In Germany, the government resorted to a more rigorous method to teach the country’s youth about the horrific crimes against humanity committed by the Nazis. A standard German history textbook was so thoroughly designed to prevent the rise of racism, anti-Semitism and nationalism that many claim it has prevented the country’s youth from having a sense of pride in their own nation’s achievements. If one of your country’s past leaders was responsible for the holocaust that resulted in the deaths of 6 million Jews, there would be very little in the past of which to be proud.

Indonesia has its own version of the holocaust, but no one wants to talk about it. Depending on who you ask, the death toll from the purge that followed an aborted coup blamed on the Indonesian Communist Party (PKI) in 1965 ranged from 300,000 to 500,000 people. And we’re not talking about thousands of others who languished in prison, including a few hundred who were banished to the prison island of Buru.

Also, depending on who you ask, there are many interpretations of what exactly happened on the fateful night of Sept. 30, 1965. Western scholars have suggested that the mass murders were the outcome of an internal rift within the Army for control over the country in the post-Sukarno period. Scholars like John Roosa theorized that Gen.

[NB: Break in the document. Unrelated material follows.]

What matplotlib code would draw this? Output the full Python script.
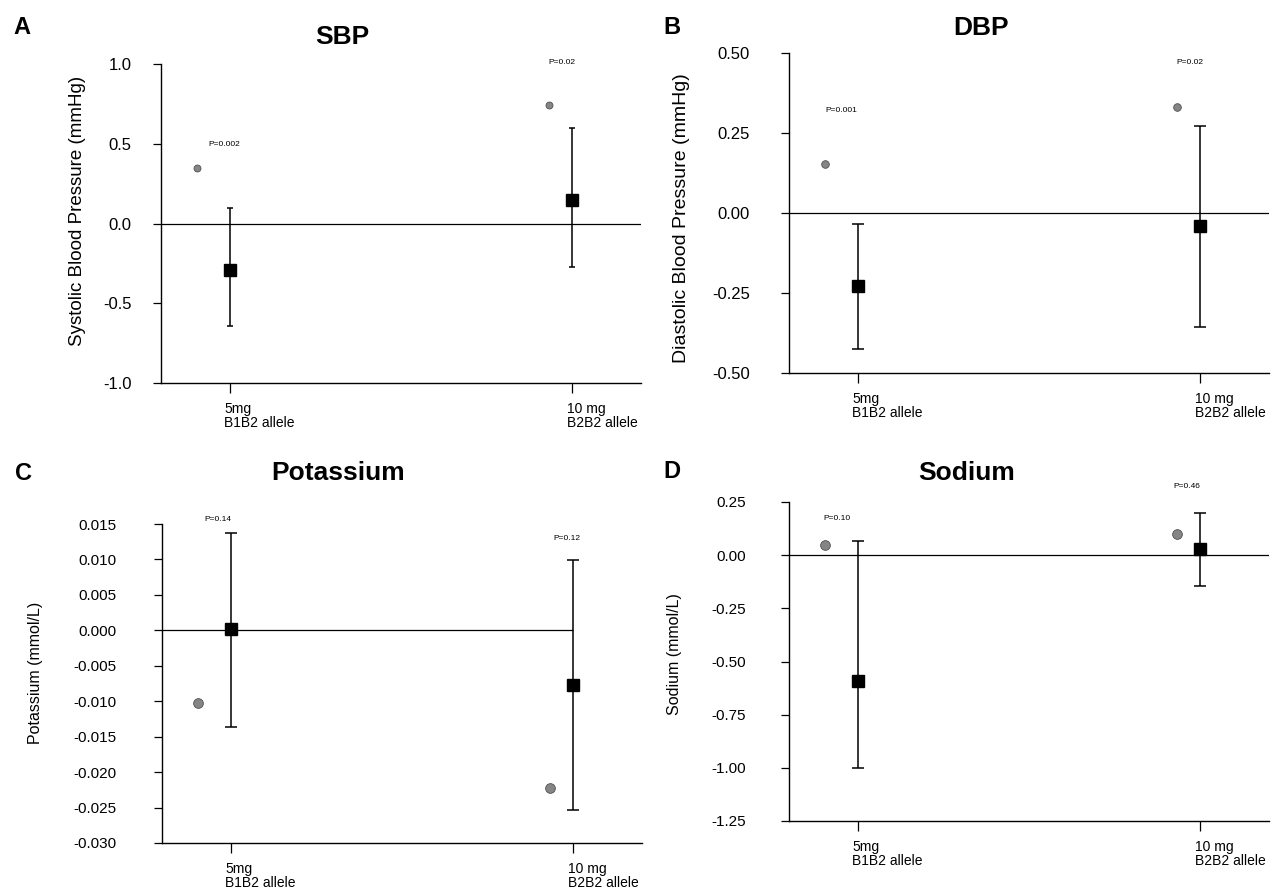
import matplotlib
matplotlib.use('Agg')
import matplotlib.pyplot as plt
import matplotlib.transforms as mtransforms
import numpy as np
from matplotlib.ticker import FormatStrFormatter

plt.rcParams['font.family'] = ['Liberation Sans', 'DejaVu Sans']
plt.rcParams['axes.unicode_minus'] = False

W, H = 1273, 893

categories = ['5mg\nB1B2 allele', '10 mg\nB2B2 allele']

# A: SBP
sbp_circle = [0.35, 0.74]
sbp_square = [-0.29, 0.15]
sbp_low = [-0.645, -0.27]
sbp_high = [0.095, 0.60]
sbp_p = ['P=0.002', 'P=0.02']

# B: DBP
dbp_circle = [0.153, 0.33]
dbp_square = [-0.228, -0.04]
dbp_low = [-0.425, -0.356]
dbp_high = [-0.034, 0.272]
dbp_p = ['P=0.001', 'P=0.02']

# C: Potassium
k_circle = [-0.0103, -0.0222]
k_square = [0.0002, -0.0077]
k_low = [-0.0136, -0.0254]
k_high = [0.0138, 0.0099]
k_p = ['P=0.14', 'P=0.12']

# D: Sodium
na_circle = [0.05, 0.10]
na_square = [-0.59, 0.03]
na_low = [-1.0, -0.145]
na_high = [0.066, 0.20]
na_p = ['P=0.10', 'P=0.46']

panels = [
    dict(letter='A', title='SBP', ylabel='Systolic Blood Pressure (mmHg)',
         circle=sbp_circle, square=sbp_square, low=sbp_low, high=sbp_high, p=sbp_p,
         ylim=(-1.0, 1.0), yticks=[-1.0, -0.5, 0.0, 0.5, 1.0], fmt='%.1f',
         rect=(161, 64, 383), letter_xy=(22, 28), title_xy=(342, 37),
         ylabel_xy=(78, 211), ylabel_fs=13.5, tick_fs=12, ypad=15,
         ms_c=5, cap=2.5, zero_full=True,
         p_xy=[(-0.016, 0.495), (-0.03, 1.01)]),
    dict(letter='B', title='DBP', ylabel='Diastolic Blood Pressure (mmHg)',
         circle=dbp_circle, square=dbp_square, low=dbp_low, high=dbp_high, p=dbp_p,
         ylim=(-0.5, 0.5), yticks=[-0.5, -0.25, 0.0, 0.25, 0.5], fmt='%.2f',
         rect=(789, 53, 373), letter_xy=(672, 27), title_xy=(981, 28),
         ylabel_xy=(682, 218), ylabel_fs=14, tick_fs=12, ypad=22,
         ms_c=5.5, cap=4.5, zero_full=True,
         p_xy=[(-0.047, 0.319), (-0.03, 0.469)]),
    dict(letter='C', title='Potassium', ylabel='Potassium (mmol/L)',
         circle=k_circle, square=k_square, low=k_low, high=k_high, p=k_p,
         ylim=(-0.030, 0.015), yticks=np.arange(-0.030, 0.0151, 0.005), fmt='%.3f',
         rect=(162, 524, 843), letter_xy=(23, 473), title_xy=(338, 473),
         ylabel_xy=(36, 673), ylabel_fs=11.5, tick_fs=11, ypad=27,
         ms_c=7, cap=4.5, zero_full=False,
         p_xy=[(-0.038, 0.0157), (-0.02, 0.0130)]),
    dict(letter='D', title='Sodium', ylabel='Sodium (mmol/L)',
         circle=na_circle, square=na_square, low=na_low, high=na_high, p=na_p,
         ylim=(-1.25, 0.25), yticks=[-1.25, -1.0, -0.75, -0.5, -0.25, 0.0, 0.25], fmt='%.2f',
         rect=(789, 502, 821), letter_xy=(672, 472), title_xy=(967, 473),
         ylabel_xy=(674, 654), ylabel_fs=11.5, tick_fs=11, ypad=25,
         ms_c=7, cap=4.5, zero_full=True,
         p_xy=[(-0.059, 0.174), (-0.041, 0.324)]),
]

CIRCLE_DX = [-0.095, -0.067]
XLIM = (-0.2, 1.2)
AX_W = 480

fig = plt.figure(figsize=(W / 100, H / 100), dpi=100)


def fx(x):
    return x / W


def fy(y):
    return 1 - y / H


for pan in panels:
    left, top, bottom = pan['rect']
    ax = fig.add_axes([fx(left), fy(bottom), AX_W / W, (bottom - top) / H])

    x = np.arange(len(categories))
    sq = np.array(pan['square'])
    yerr = [sq - np.array(pan['low']), np.array(pan['high']) - sq]

    if pan['zero_full']:
        ax.axhline(0, color='black', lw=0.9, zorder=1)
    else:
        ax.hlines(0, XLIM[0], 1, color='black', lw=0.9, zorder=1)

    ax.plot(x + np.array(CIRCLE_DX), pan['circle'], 'o', color='#858585',
            mec='#505050', mew=0.6, ms=pan['ms_c'], zorder=3)
    ax.errorbar(x, sq, yerr=yerr, fmt='s', color='black', ms=8,
                capsize=pan['cap'], elinewidth=1.1, capthick=1.1, zorder=4)

    for i, txt in enumerate(pan['p']):
        dx, ty = pan['p_xy'][i]
        ax.text(i + dx, ty, txt, fontsize=6, ha='center', va='center',
                clip_on=False)

    ax.set_xlim(*XLIM)
    ax.set_ylim(*pan['ylim'])
    ax.set_yticks(pan['yticks'])
    ax.yaxis.set_major_formatter(FormatStrFormatter(pan['fmt']))
    ax.tick_params(axis='y', direction='out', length=6, width=0.9,
                   labelsize=pan['tick_fs'], pad=pan['ypad'])
    ax.set_xticks(x, categories, ha='left', fontsize=10, linespacing=1.0)
    ax.tick_params(axis='x', direction='out', length=7, width=0.9, pad=7)
    offset = mtransforms.ScaledTranslation(-4 / 72, 0, fig.dpi_scale_trans)
    for lab in ax.get_xticklabels():
        lab.set_transform(lab.get_transform() + offset)

    for s in ['top', 'right']:
        ax.spines[s].set_visible(False)
    for s in ['left', 'bottom']:
        ax.spines[s].set_linewidth(1.0)

    fig.text(fx(pan['letter_xy'][0]), fy(pan['letter_xy'][1]), pan['letter'],
             fontsize=17, fontweight='bold', ha='center', va='center')
    fig.text(fx(pan['title_xy'][0]), fy(pan['title_xy'][1]), pan['title'],
             fontsize=19, fontweight='bold', ha='center', va='center')
    fig.text(fx(pan['ylabel_xy'][0]), fy(pan['ylabel_xy'][1]), pan['ylabel'],
             fontsize=pan['ylabel_fs'], rotation=90, ha='center', va='center')

fig.savefig('out.png', dpi=100)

Soeharto planned the Sept. 30, 1965 coup attempt and used it as a pretext to take over power from founding president Sukarno.

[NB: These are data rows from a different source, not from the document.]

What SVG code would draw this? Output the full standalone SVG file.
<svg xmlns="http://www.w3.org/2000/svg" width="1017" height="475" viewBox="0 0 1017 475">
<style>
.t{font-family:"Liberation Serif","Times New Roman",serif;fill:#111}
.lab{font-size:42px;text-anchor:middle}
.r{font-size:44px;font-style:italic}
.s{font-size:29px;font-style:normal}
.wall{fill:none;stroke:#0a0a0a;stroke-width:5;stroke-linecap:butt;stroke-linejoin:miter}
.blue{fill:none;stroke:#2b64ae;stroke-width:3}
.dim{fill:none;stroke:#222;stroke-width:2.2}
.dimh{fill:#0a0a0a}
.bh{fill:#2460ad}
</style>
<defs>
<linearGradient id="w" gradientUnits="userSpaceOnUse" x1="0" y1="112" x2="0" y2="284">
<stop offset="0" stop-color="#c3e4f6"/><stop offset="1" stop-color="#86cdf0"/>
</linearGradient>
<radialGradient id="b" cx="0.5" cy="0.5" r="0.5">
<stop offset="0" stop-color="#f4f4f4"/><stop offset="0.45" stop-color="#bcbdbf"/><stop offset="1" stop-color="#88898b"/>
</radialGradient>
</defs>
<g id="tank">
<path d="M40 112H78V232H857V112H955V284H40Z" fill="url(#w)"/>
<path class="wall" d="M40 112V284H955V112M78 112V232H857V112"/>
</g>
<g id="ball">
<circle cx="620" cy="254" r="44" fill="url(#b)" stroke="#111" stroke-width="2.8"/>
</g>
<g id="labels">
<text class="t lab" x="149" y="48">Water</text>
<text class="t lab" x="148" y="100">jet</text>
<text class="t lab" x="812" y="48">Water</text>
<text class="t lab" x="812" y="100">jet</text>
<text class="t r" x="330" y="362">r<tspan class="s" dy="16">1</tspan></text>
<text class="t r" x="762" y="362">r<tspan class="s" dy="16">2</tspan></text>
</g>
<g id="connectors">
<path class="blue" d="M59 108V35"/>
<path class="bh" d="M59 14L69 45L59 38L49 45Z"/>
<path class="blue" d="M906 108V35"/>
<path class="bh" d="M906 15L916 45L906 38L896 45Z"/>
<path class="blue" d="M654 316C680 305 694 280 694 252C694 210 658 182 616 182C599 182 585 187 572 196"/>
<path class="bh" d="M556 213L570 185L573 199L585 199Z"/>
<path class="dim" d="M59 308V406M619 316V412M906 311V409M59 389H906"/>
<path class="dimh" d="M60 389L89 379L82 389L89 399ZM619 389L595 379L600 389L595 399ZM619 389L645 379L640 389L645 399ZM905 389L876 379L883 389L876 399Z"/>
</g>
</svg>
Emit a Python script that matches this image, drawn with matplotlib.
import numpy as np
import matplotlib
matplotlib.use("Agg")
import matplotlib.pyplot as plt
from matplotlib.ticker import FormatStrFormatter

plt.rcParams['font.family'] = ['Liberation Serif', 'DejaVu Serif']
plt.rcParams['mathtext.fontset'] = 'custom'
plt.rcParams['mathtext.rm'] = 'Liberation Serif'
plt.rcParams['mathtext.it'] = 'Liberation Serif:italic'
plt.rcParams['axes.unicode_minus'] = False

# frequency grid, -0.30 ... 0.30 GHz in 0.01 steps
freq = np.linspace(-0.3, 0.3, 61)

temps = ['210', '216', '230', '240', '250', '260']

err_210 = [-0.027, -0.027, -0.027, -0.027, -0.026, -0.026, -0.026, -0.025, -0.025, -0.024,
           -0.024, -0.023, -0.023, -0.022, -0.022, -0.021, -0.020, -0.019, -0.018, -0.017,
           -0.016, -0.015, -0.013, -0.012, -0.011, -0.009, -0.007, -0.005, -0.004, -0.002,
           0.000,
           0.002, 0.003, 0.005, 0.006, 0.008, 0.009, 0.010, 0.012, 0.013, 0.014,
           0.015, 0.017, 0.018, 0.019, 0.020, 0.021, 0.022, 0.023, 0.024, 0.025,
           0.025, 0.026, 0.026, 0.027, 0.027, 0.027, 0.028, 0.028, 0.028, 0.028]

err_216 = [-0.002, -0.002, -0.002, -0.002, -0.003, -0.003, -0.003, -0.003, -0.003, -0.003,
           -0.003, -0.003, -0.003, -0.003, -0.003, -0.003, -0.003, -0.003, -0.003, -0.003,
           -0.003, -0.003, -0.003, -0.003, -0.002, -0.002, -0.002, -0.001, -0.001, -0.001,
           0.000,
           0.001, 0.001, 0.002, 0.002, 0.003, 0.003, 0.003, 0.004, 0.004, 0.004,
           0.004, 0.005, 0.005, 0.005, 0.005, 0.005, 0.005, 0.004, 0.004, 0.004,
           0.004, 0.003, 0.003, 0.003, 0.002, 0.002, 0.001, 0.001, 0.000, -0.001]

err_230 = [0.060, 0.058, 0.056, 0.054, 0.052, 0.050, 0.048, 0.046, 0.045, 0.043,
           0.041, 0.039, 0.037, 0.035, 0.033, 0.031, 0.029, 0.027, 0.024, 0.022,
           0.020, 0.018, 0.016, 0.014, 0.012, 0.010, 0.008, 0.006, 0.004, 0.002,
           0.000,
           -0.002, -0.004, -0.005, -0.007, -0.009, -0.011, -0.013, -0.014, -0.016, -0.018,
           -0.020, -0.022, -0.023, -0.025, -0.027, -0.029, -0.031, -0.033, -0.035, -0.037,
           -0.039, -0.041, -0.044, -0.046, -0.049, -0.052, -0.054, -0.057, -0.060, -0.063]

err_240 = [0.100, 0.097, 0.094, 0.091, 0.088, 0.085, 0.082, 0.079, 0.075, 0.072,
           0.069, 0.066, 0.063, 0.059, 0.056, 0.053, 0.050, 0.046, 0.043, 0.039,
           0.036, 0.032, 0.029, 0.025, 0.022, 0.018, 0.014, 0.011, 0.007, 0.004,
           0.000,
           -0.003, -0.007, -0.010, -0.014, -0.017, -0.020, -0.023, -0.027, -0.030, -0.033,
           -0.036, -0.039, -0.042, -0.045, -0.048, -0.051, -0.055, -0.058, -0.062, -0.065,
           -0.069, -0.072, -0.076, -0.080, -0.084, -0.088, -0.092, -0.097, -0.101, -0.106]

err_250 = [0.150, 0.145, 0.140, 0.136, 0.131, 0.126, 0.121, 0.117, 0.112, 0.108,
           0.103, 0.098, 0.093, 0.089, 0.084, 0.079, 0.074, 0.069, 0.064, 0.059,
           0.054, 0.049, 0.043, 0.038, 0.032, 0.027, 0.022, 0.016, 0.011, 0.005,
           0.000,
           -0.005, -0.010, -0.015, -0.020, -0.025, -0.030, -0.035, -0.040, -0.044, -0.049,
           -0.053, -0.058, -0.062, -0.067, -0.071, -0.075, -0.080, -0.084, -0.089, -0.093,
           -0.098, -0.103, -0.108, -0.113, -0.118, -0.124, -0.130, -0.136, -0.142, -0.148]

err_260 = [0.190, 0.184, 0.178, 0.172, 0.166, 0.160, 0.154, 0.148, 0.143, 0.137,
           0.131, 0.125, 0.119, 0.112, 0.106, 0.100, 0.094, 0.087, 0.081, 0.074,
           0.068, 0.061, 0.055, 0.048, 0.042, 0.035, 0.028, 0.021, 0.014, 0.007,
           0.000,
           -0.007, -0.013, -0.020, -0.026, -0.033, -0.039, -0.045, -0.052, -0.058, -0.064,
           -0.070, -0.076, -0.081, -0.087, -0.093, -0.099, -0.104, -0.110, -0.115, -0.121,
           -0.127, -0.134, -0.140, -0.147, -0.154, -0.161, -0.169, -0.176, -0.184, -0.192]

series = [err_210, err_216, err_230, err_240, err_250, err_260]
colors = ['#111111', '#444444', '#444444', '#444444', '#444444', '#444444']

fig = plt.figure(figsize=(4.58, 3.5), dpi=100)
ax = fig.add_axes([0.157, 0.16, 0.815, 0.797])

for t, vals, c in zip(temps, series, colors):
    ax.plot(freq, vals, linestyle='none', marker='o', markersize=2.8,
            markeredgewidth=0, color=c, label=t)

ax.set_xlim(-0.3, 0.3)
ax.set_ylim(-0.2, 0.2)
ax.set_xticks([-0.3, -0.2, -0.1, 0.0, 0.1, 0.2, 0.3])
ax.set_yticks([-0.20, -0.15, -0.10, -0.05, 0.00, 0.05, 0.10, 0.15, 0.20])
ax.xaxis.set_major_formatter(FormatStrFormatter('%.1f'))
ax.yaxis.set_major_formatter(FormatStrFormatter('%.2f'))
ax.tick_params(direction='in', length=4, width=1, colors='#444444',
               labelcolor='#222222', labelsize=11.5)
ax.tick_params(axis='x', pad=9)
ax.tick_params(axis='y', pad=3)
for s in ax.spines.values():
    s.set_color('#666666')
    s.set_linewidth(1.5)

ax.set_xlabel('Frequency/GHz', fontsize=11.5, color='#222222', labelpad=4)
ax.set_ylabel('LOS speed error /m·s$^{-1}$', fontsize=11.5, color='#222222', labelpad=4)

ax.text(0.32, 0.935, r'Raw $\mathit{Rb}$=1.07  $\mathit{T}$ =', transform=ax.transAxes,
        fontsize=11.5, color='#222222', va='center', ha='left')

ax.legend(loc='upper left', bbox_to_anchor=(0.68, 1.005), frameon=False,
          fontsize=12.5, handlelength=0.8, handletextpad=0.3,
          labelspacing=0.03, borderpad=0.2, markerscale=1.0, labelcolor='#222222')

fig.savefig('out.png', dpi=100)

The official version of history presented by the New Order regime was that the PKI cooked up a devious plan to seize power and turn Indonesia into a communist state. Along the way, as depicted in the propaganda film Pengkhianatan G30SPKI (The Treachery of G30SPKI), procommunist soldiers murdered and sadistic female PKI members mutilated pro-Western generals.

For more than three decades, it was the latter version of history that was taught at schools. Throughout the New Order era, every citizen was ordered to gather on Oct. 1, the day Soeharto started an operation to crush communists, and reflect on the “sanctity of Pancasila,” which managed to withstand the threat of communism.

In the period following the demise of the New Order regime, there have been efforts to offer an alternative version of history. President Abdurrahman “Gus Dur” Wahid proposed the revocation of a People’s Consultative Assembly (MPR) regulation banning the dissemination of any communist material. The proposal was roundly rejected and Gus Dur was ousted in a militarybacked power grab in 2001.